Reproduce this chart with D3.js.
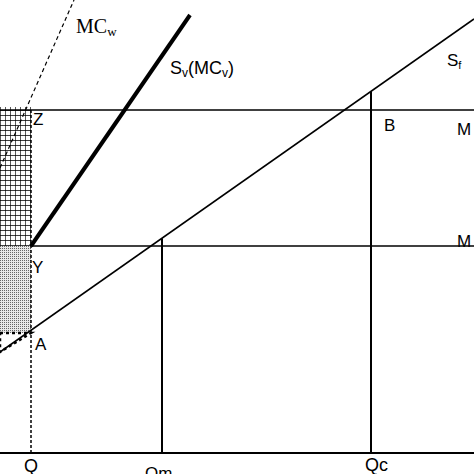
<!DOCTYPE html>
<html><head><meta charset="utf-8">
<script src="https://cdn.jsdelivr.net/npm/d3@7"></script>
<style>body{margin:0;background:#fff}</style></head>
<body><div id="chart"></div>
<script>
// quantities and prices (diagram units)
const qLabels = ["Q", "Qm", "Qc"];
const qValues = [3.1, 16.2, 37.1];
const priceLabels = ["Z", "Y", "A"];
const priceValues = [34.3, 20.7, 12.0];
const sfLine = [[0, 10.1], [47.4, 43.4]];
const svLine = [[3.1, 20.7], [19.0, 43.8]];
const mcwLine = [[0, 28.5], [7.4, 45.3]];

const W = 474, H = 474;
const x = d3.scaleLinear().domain([0, 47.4]).range([0, 474]);
const y = d3.scaleLinear().domain([0, 45.3]).range([453, 0]);

const svg = d3.select("#chart").append("svg").attr("width", W).attr("height", H);
const defs = svg.append("defs");
const grid = defs.append("pattern").attr("id", "grid").attr("patternUnits", "userSpaceOnUse")
  .attr("width", 5).attr("height", 5);
grid.append("rect").attr("width", 5).attr("height", 5).attr("fill", "#fff");
grid.append("path").attr("d", "M0,0H5M0,0V5").attr("stroke", "#000").attr("stroke-width", 1.3);
const dots = defs.append("pattern").attr("id", "dots").attr("patternUnits", "userSpaceOnUse")
  .attr("width", 2).attr("height", 2);
dots.append("rect").attr("width", 2).attr("height", 2).attr("fill", "#e8e8e8");
dots.append("rect").attr("width", 1).attr("height", 1).attr("fill", "#666");

const [qQ, qM, qC] = qValues;
const [pZ, pY, pA] = priceValues;
const sf = d3.scaleLinear().domain(sfLine.map(d => d[0])).range(sfLine.map(d => d[1]));

// shaded areas
svg.append("rect").attr("x", x(0)).attr("y", y(pZ) - 3).attr("width", x(qQ) - x(0))
  .attr("height", y(pY) - y(pZ) + 3).attr("fill", "url(#grid)");
svg.append("rect").attr("x", x(0)).attr("y", y(pY)).attr("width", x(qQ) - x(0))
  .attr("height", y(pA) - y(pY)).attr("fill", "url(#dots)");
svg.append("path").attr("d", `M${x(0)},${y(pA)}L${x(qQ)},${y(pA)}L${x(0)},${y(sf(0))}Z`)
  .attr("fill", "#fff").attr("stroke", "#000").attr("stroke-width", 2.5).attr("stroke-dasharray", "3,3");

const line = d3.line().x(d => x(d[0])).y(d => y(d[1]));
const seg = (pts, w, dash) => svg.append("path").attr("d", line(pts)).attr("fill", "none")
  .attr("stroke", "#000").attr("stroke-width", w).attr("stroke-dasharray", dash || null);

// axis
seg([[0, 0], [47.4, 0]], 2);
// horizontal price lines
seg([[0, pZ], [47.4, pZ]], 1.5);
seg([[qQ, pY], [47.4, pY]], 1.5);
// verticals
seg([[qQ, 0], [qQ, pZ]], 1.5, "3,2");
seg([[qM, 0], [qM, sf(qM)]], 2);
seg([[qC, 0], [qC, sf(qC)]], 2);
// curves
seg(sfLine, 1.6);
seg(svLine, 4);
seg(mcwLine, 1.2, "4,3");

const txt = (t, px, py, size, fam) => svg.append("text").attr("x", px).attr("y", py)
  .attr("font-family", fam || "Liberation Sans, Arial, sans-serif").attr("font-size", size).text(t);

txt("Z", x(qQ) + 2, y(pZ) + 15, 17);
txt("B", x(qC) + 13, y(pZ) + 21, 17);
txt("Y", x(qQ) + 1, y(pY) + 27, 17);
txt("A", x(qQ) + 4, y(pA) + 17, 17);
txt("M", 457, y(pZ) + 25, 17);
txt("M", 457, y(pY) + 1, 17);
txt("Q", x(qQ) - 7, 472, 18);
txt("Qm", x(qM) - 17, 479, 17);
txt("Qc", x(qC) - 6, 471, 18);

const mc = txt("MC", 76, 33, 20, "Liberation Serif, Times New Roman, serif");
mc.append("tspan").attr("font-size", 13).attr("dy", 3).text("w");
const sv = txt("S", 170, 74, 18);
sv.append("tspan").attr("font-size", 12).attr("dy", 3).text("v");
sv.append("tspan").attr("dy", -3).text("(MC");
sv.append("tspan").attr("font-size", 12).attr("dy", 3).text("v");
sv.append("tspan").attr("dy", -3).text(")");
const sft = txt("S", 447, 66, 17);
sft.append("tspan").attr("font-size", 11).attr("dy", 3).text("f");
</script></body></html>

+ + + + +

» YOUR GOAL
Output exactly the span of lines from the top of the listing through the line holding "const sf = d3.scaleLinear().domain(sfLine.map(d", and leave every picture out.

» OUTPUT
Reproduce this chart with D3.js.
<!DOCTYPE html>
<html><head><meta charset="utf-8">
<script src="https://cdn.jsdelivr.net/npm/d3@7"></script>
<style>body{margin:0;background:#fff}</style></head>
<body><div id="chart"></div>
<script>
// quantities and prices (diagram units)
const qLabels = ["Q", "Qm", "Qc"];
const qValues = [3.1, 16.2, 37.1];
const priceLabels = ["Z", "Y", "A"];
const priceValues = [34.3, 20.7, 12.0];
const sfLine = [[0, 10.1], [47.4, 43.4]];
const svLine = [[3.1, 20.7], [19.0, 43.8]];
const mcwLine = [[0, 28.5], [7.4, 45.3]];

const W = 474, H = 474;
const x = d3.scaleLinear().domain([0, 47.4]).range([0, 474]);
const y = d3.scaleLinear().domain([0, 45.3]).range([453, 0]);

const svg = d3.select("#chart").append("svg").attr("width", W).attr("height", H);
const defs = svg.append("defs");
const grid = defs.append("pattern").attr("id", "grid").attr("patternUnits", "userSpaceOnUse")
  .attr("width", 5).attr("height", 5);
grid.append("rect").attr("width", 5).attr("height", 5).attr("fill", "#fff");
grid.append("path").attr("d", "M0,0H5M0,0V5").attr("stroke", "#000").attr("stroke-width", 1.3);
const dots = defs.append("pattern").attr("id", "dots").attr("patternUnits", "userSpaceOnUse")
  .attr("width", 2).attr("height", 2);
dots.append("rect").attr("width", 2).attr("height", 2).attr("fill", "#e8e8e8");
dots.append("rect").attr("width", 1).attr("height", 1).attr("fill", "#666");

const [qQ, qM, qC] = qValues;
const [pZ, pY, pA] = priceValues;
const sf = d3.scaleLinear().domain(sfLine.map(d => d[0])).range(sfLine.map(d => d[1]));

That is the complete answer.